Thanks to the power of social media, these incidents might have attracted some attention, but they’re not aberrations. A study published by Cambridge University press showed that men are talked about for their sport three times more than their female counterparts. Men are “strong, big, real, great or fast”. Women are “aged, pregnant or unmarried”.

The amazing Shelly-Ann Fraser-Pryce is routinely described as the “female Usain Bolt”, while the tremendous Kate Ledecky is the “female Michael Phelps” – and her gold medal is attributed to her “swimming like a man”. Men, of course, are never described as the male version of anything. And no commentator would dream of suggesting that Usain Bolt’s success is down to him running like a woman.

JESSICA Ennis Hill’s Olympics boiled down to her “bidding to become the third new mum to retain Olympic Gold”. You’re not likely to see any headlines about the ambition of the thousandth new dad.

Behind that, there is a tale we should be telling. As for women in any profession, there’s a price to be paid for ensuring the continued survival of the human race – what’s known as the motherhood penalty.

For women in general, careers stall and hourly pay can plummet by up to 32 per cent compared to childless women. Despite some experts insisting that pregnancy can be of physical and psychological benefit to female athletes, it is extremely rare for women to repeat their success after childbirth.

Only two “new mums” have ever retained their gold medal. So, what happens to all the rest? It seems that even female elite athletes bear an unequal burden in the parenting department.

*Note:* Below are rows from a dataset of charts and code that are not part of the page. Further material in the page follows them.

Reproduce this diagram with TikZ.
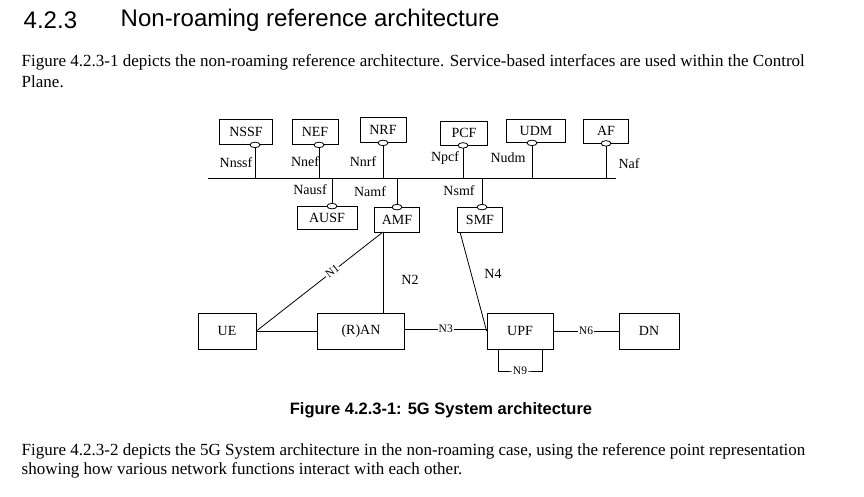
\documentclass[tikz,border=0pt]{standalone}
\usepackage{fontspec}
\setmainfont{Liberation Serif}
\newfontfamily\arial{Liberation Sans}
\usetikzlibrary{positioning,calc,shapes.geometric}
\begin{document}
\begin{tikzpicture}[x=1pt,y=-1pt,line width=0.8pt,
    nf/.style={draw,rectangle,inner sep=0pt,font=\fontsize{14}{14}\selectfont},
    port/.style={draw,fill=white,ellipse,minimum width=10pt,minimum height=5.5pt,inner sep=0pt},
    lbl/.style={font=\fontsize{14}{14}\selectfont},
    tag/.style={fill=white,inner sep=1pt,font=\fontsize{11.5}{11.5}\selectfont}]
    \useasboundingbox (0,0) rectangle (864,496);
    \node[anchor=west,font=\arial\fontsize{24}{24}\selectfont] at (20,20) {4.2.3};
    \node[anchor=west,font=\arial\fontsize{24}{24}\selectfont] at (117,20) {Non-roaming reference architecture};
    \node[anchor=west,font=\fontsize{17}{17}\selectfont] at (18,62) {Figure 4.2.3-1 depicts the non-roaming reference architecture. Service-based interfaces are used within the Control};
    \node[anchor=west,font=\fontsize{17}{17}\selectfont] at (18,82) {Plane.};

    % service based bus
    \coordinate (busl) at (208,178);
    \coordinate (busr) at (616,178);
    \draw (busl) -- (busr);

    \node[nf,minimum width=53pt,minimum height=25pt] (nssf) at (246,132) {NSSF};
    \node[nf,minimum width=46pt,minimum height=25pt] (nef) at (315,132) {NEF};
    \node[nf,minimum width=46pt,minimum height=25pt] (nrf) at (383,130) {NRF};
    \node[nf,minimum width=47pt,minimum height=24pt] (pcf) at (464,133) {PCF};
    \node[nf,minimum width=59pt,minimum height=23pt] (udm) at (536,131) {UDM};
    \node[nf,minimum width=45pt,minimum height=24pt] (af) at (606,131) {AF};

    \node[nf,minimum width=60pt,minimum height=23pt] (ausf) at (327,218) {AUSF};
    \node[nf,minimum width=45pt,minimum height=25pt] (amf) at (397,220) {AMF};
    \node[nf,minimum width=45pt,minimum height=25pt] (smf) at (480,220) {SMF};

    \foreach \n/\x in {nssf/255,nef/319,nrf/383,pcf/463,udm/532,af/606} {
      \draw (\x,178) -- (\x,0 |- \n.south);
      \node[port] (p\n) at (\x,0 |- \n.south) {};
    }
    \foreach \n/\x in {ausf/332,amf/397,smf/482} {
      \draw (\x,178) -- (\x,0 |- \n.north);
      \node[port] (p\n) at (\x,0 |- \n.north) {};
    }

    \node[lbl] at (236,163) {Nnssf};
    \node[lbl] at (305,162) {Nnef};
    \node[lbl] at (363,162) {Nnrf};
    \node[lbl] at (445,158) {Npcf};
    \node[lbl] at (508,158) {Nudm};
    \node[lbl] at (629,164) {Naf};
    \node[lbl] at (310,190) {Nausf};
    \node[lbl] at (370,192) {Namf};
    \node[lbl] at (459,191) {Nsmf};

    % user plane
    \node[nf,minimum width=58pt,minimum height=36pt] (ue) at (227,331) {UE};
    \node[nf,minimum width=87pt,minimum height=36pt] (ran) at (361,331) {(R)AN};
    \node[nf,minimum width=66pt,minimum height=36pt] (upf) at (520,331) {UPF};
    \node[nf,minimum width=60pt,minimum height=36pt] (dn) at (649,331) {DN};

    \coordinate (amfb) at (383,232);
    \coordinate (smfb) at (460,232);
    \draw (ue.east) -- (ran.west);
    \draw (ue.east) -- (amfb) node[tag,pos=0.6,sloped] {N1};
    \draw (ran.north -| amfb) -- (amfb);
    \node[lbl] at (410,280) {N2};
    \draw (smfb) -- (upf.west);
    \node[lbl] at (493,274) {N4};
    \draw (ran.east |- 0,329) -- (upf.west |- 0,329) node[tag,midway] {N3};
    \draw (upf.east) -- (dn.west) node[tag,midway] {N6};
    \draw (498,349) |- (520,371) node[tag] {N9} -| (542,349);

    \node[font=\arial\bfseries\fontsize{16.5}{16.5}\selectfont] at (441,410) {Figure 4.2.3-1: 5G System architecture};
    \node[anchor=west,font=\fontsize{17}{17}\selectfont] at (18,451) {Figure 4.2.3-2 depicts the 5G System architecture in the non-roaming case, using the reference point representation};
    \node[anchor=west,font=\fontsize{17}{17}\selectfont] at (18,470) {showing how various network functions interact with each other.};
\end{tikzpicture}
\end{document}
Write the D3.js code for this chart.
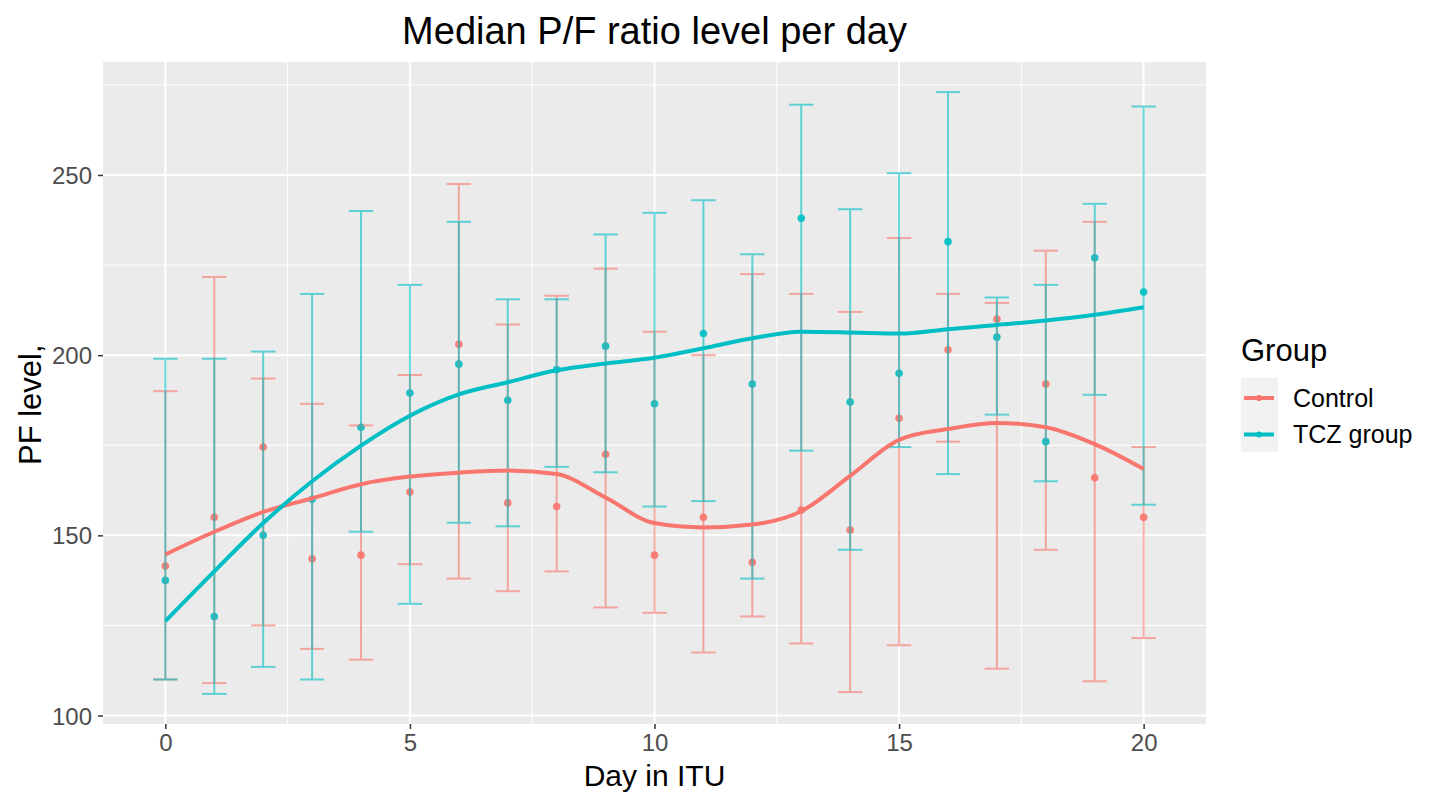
<!DOCTYPE html>
<html>
<head>
	<meta charset="utf-8">
	<title>Median P/F ratio level per day</title>
	<script src="https://d3js.org/d3.v7.min.js"></script>
	<style>
		body { margin: 0; background: #fff; }
		text { font-family: "Liberation Sans", Arial, sans-serif; }
	</style>
</head>
<body>
	<div id="chart"></div>
	<script>
		// Data
		var days = [0, 1, 2, 3, 4, 5, 6, 7, 8, 9, 10, 11, 12, 13, 14, 15, 16, 17, 18, 19, 20];
		var groups = ["Control", "TCZ group"];

		var controlMedian = [141.5, 155, 174.5, 143.5, 144.5, 162, 203, 159, 158, 172.5, 144.5, 155, 142.5, 157, 151.5, 182.5, 201.5, 210, 192, 166, 155];
		var controlLow = [110, 109, 125, 118.5, 115.5, 142, 138, 134.5, 140, 130, 128.5, 117.5, 127.5, 120, 106.5, 119.5, 176, 113, 146, 109.5, 121.5];
		var controlHigh = [190, 221.7, 193.5, 186.5, 180.5, 194.5, 247.5, 208.5, 216.5, 224, 206.5, 200, 222.5, 217, 212, 232.5, 217, 214.5, 229, 237, 174.5];
		var controlSmooth = [144.7, 151, 156.5, 160.3, 164.2, 166.3, 167.4, 168, 167, 160.5, 153.4, 152.2, 153, 156.7, 166.5, 176.5, 179.5, 181.2, 180, 175.3, 168.4];

		var tczMedian = [137.5, 127.5, 150, 160, 180, 189.5, 197.5, 187.5, 196, 202.5, 186.5, 206, 192, 238, 187, 195, 231.5, 205, 176, 227, 217.5];
		var tczLow = [110, 106, 113.5, 110, 151, 131, 153.5, 152.5, 169, 167.5, 158, 159.5, 138, 173.5, 146, 174.5, 167, 183.5, 165, 189, 158.5];
		var tczHigh = [199, 199, 201, 217, 240, 219.5, 237, 215.5, 215.5, 233.5, 239.5, 243, 228, 269.5, 240.5, 250.5, 273, 216, 219.5, 242, 269];
		var tczSmooth = [126.2, 140, 153.4, 165, 174.9, 183.2, 189.1, 192.5, 195.8, 197.7, 199.3, 201.9, 204.7, 206.5, 206.3, 206, 207.2, 208.4, 209.6, 211.2, 213.3];

		var xTicks = [0, 5, 10, 15, 20];
		var yTicks = [100, 150, 200, 250];

		var colors = { "Control": "#F8766D", "TCZ group": "#00BFC4" };

		var series = [
			{ name: "Control", median: controlMedian, low: controlLow, high: controlHigh, smooth: controlSmooth },
			{ name: "TCZ group", median: tczMedian, low: tczLow, high: tczHigh, smooth: tczSmooth }
		];

		// Chart dimensions
		var width = 1433, height = 792;
		var panel = { left: 103, right: 1206, top: 62, bottom: 724 };
		var capHalf = 0.25;

		// Scales (ggplot-like 5% expansion)
		var xMin = d3.min(days) - capHalf, xMax = d3.max(days) + capHalf;
		var xPad = (xMax - xMin) * 0.05;
		var x = d3.scaleLinear()
			.domain([xMin - xPad, xMax + xPad])
			.range([panel.left, panel.right]);

		var yMin = d3.min(controlLow.concat(tczLow)), yMax = d3.max(controlHigh.concat(tczHigh));
		var yPad = (yMax - yMin) * 0.05;
		var y = d3.scaleLinear()
			.domain([yMin - yPad, yMax + yPad])
			.range([panel.bottom, panel.top]);

		var svg = d3.select("#chart")
			.append("svg")
			.attr("width", width)
			.attr("height", height);

		// Panel background
		svg.append("rect")
			.attr("x", panel.left)
			.attr("y", panel.top)
			.attr("width", panel.right - panel.left)
			.attr("height", panel.bottom - panel.top)
			.attr("fill", "#EBEBEB");

		// Minor grid
		var xMinor = [-2.5, 2.5, 7.5, 12.5, 17.5, 22.5].filter(d => x(d) > panel.left && x(d) < panel.right);
		var yMinor = [75, 125, 175, 225, 275].filter(d => y(d) > panel.top && y(d) < panel.bottom);
		svg.selectAll(".xminor").data(xMinor).enter().append("line")
			.attr("x1", d => x(d)).attr("x2", d => x(d))
			.attr("y1", panel.top).attr("y2", panel.bottom)
			.attr("stroke", "#fff").attr("stroke-width", 1);
		svg.selectAll(".yminor").data(yMinor).enter().append("line")
			.attr("x1", panel.left).attr("x2", panel.right)
			.attr("y1", d => y(d)).attr("y2", d => y(d))
			.attr("stroke", "#fff").attr("stroke-width", 1);

		// Major grid
		svg.selectAll(".xmajor").data(xTicks).enter().append("line")
			.attr("x1", d => x(d)).attr("x2", d => x(d))
			.attr("y1", panel.top).attr("y2", panel.bottom)
			.attr("stroke", "#fff").attr("stroke-width", 2);
		svg.selectAll(".ymajor").data(yTicks).enter().append("line")
			.attr("x1", panel.left).attr("x2", panel.right)
			.attr("y1", d => y(d)).attr("y2", d => y(d))
			.attr("stroke", "#fff").attr("stroke-width", 2);

		// Axes
		var xAxis = svg.append("g")
			.attr("transform", "translate(0," + panel.bottom + ")")
			.call(d3.axisBottom(x).tickValues(xTicks).tickSize(5).tickPadding(5));
		var yAxis = svg.append("g")
			.attr("transform", "translate(" + panel.left + ",0)")
			.call(d3.axisLeft(y).tickValues(yTicks).tickSize(5).tickPadding(6));
		[xAxis, yAxis].forEach(function (g) {
			g.select(".domain").remove();
			g.selectAll(".tick line").attr("stroke", "#333333").attr("stroke-width", 1.5);
			g.selectAll(".tick text")
				.attr("fill", "#4D4D4D")
				.style("font-size", "24px")
				.style("font-family", "'Liberation Sans', Arial, sans-serif");
		});
		yAxis.selectAll(".tick text").attr("dy", "0.36em");

		// Points
		series.forEach(function (s) {
			svg.selectAll(null)
				.data(days)
				.enter()
				.append("circle")
				.attr("cx", d => x(d))
				.attr("cy", (d, i) => y(s.median[i]))
				.attr("r", 3.8)
				.attr("fill", colors[s.name])
				.attr("opacity", 0.9);
		});

		// Error bars
		series.forEach(function (s) {
			var g = svg.append("g")
				.attr("stroke", colors[s.name])
				.attr("stroke-width", 2)
				.attr("opacity", 0.6)
				.attr("fill", "none");
			var bars = g.selectAll("g").data(days).enter().append("g");
			bars.append("line")
				.attr("x1", d => x(d)).attr("x2", d => x(d))
				.attr("y1", (d, i) => y(s.low[i])).attr("y2", (d, i) => y(s.high[i]));
			bars.append("line")
				.attr("x1", d => x(d - capHalf)).attr("x2", d => x(d + capHalf))
				.attr("y1", (d, i) => y(s.low[i])).attr("y2", (d, i) => y(s.low[i]));
			bars.append("line")
				.attr("x1", d => x(d - capHalf)).attr("x2", d => x(d + capHalf))
				.attr("y1", (d, i) => y(s.high[i])).attr("y2", (d, i) => y(s.high[i]));
		});

		// Smooth lines
		var line = d3.line()
			.x(d => x(d[0]))
			.y(d => y(d[1]))
			.curve(d3.curveMonotoneX);
		series.forEach(function (s) {
			svg.append("path")
				.datum(days.map((d, i) => [d, s.smooth[i]]))
				.attr("fill", "none")
				.attr("stroke", colors[s.name])
				.attr("stroke-width", 4)
				.attr("d", line);
		});

		// Title
		var cx = (panel.left + panel.right) / 2;
		svg.append("text")
			.attr("x", cx)
			.attr("y", 44)
			.attr("text-anchor", "middle")
			.style("font-size", "38px")
			.attr("fill", "#000")
			.text("Median P/F ratio level per day");

		// Axis titles
		svg.append("text")
			.attr("x", cx)
			.attr("y", 786)
			.attr("text-anchor", "middle")
			.style("font-size", "30px")
			.attr("fill", "#000")
			.text("Day in ITU");
		svg.append("text")
			.attr("transform", "translate(41,465) rotate(-90)")
			.attr("text-anchor", "start")
			.style("font-size", "31px")
			.attr("fill", "#000")
			.text("PF level,");

		// Legend
		var legend = svg.append("g");
		legend.append("text")
			.attr("x", 1241)
			.attr("y", 361)
			.style("font-size", "31px")
			.attr("fill", "#000")
			.text("Group");
		legend.append("rect")
			.attr("x", 1241).attr("y", 378)
			.attr("width", 37).attr("height", 74)
			.attr("fill", "#F2F2F2");
		groups.forEach(function (name, i) {
			var ky = 398 + i * 36.5;
			legend.append("line")
				.attr("x1", 1244).attr("x2", 1274)
				.attr("y1", ky).attr("y2", ky)
				.attr("stroke", colors[name]).attr("stroke-width", 4);
			legend.append("circle")
				.attr("cx", 1259).attr("cy", ky).attr("r", 3)
				.attr("fill", colors[name]);
			legend.append("text")
				.attr("x", 1293).attr("y", ky + 8.5)
				.style("font-size", "25px")
				.attr("fill", "#000")
				.text(name);
		});
	</script>
</body>
</html>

Contrast that with men. Their fatherhood is only worth noticing if they get a bit emotional in a photo-op with their baby, or if they’ve been particularly prolific at reproducing with more than one woman. Male athletes can become fathers and grow their families as large as they like without fearing the slightest damage to their careers.

I had a bit of a rant about the men’s trunks and, I have to confess, a right good laugh. But sexism in sport is a serious issue.

Let this Olympics be the last where we only talk about women in relation to their outfits, their hair, their relationship status and their fertility. Come the next one, can we talk about their strength, skill, and dedication – and instead of trying to work out which male sage is responsible for their success, credit them for their own achievements?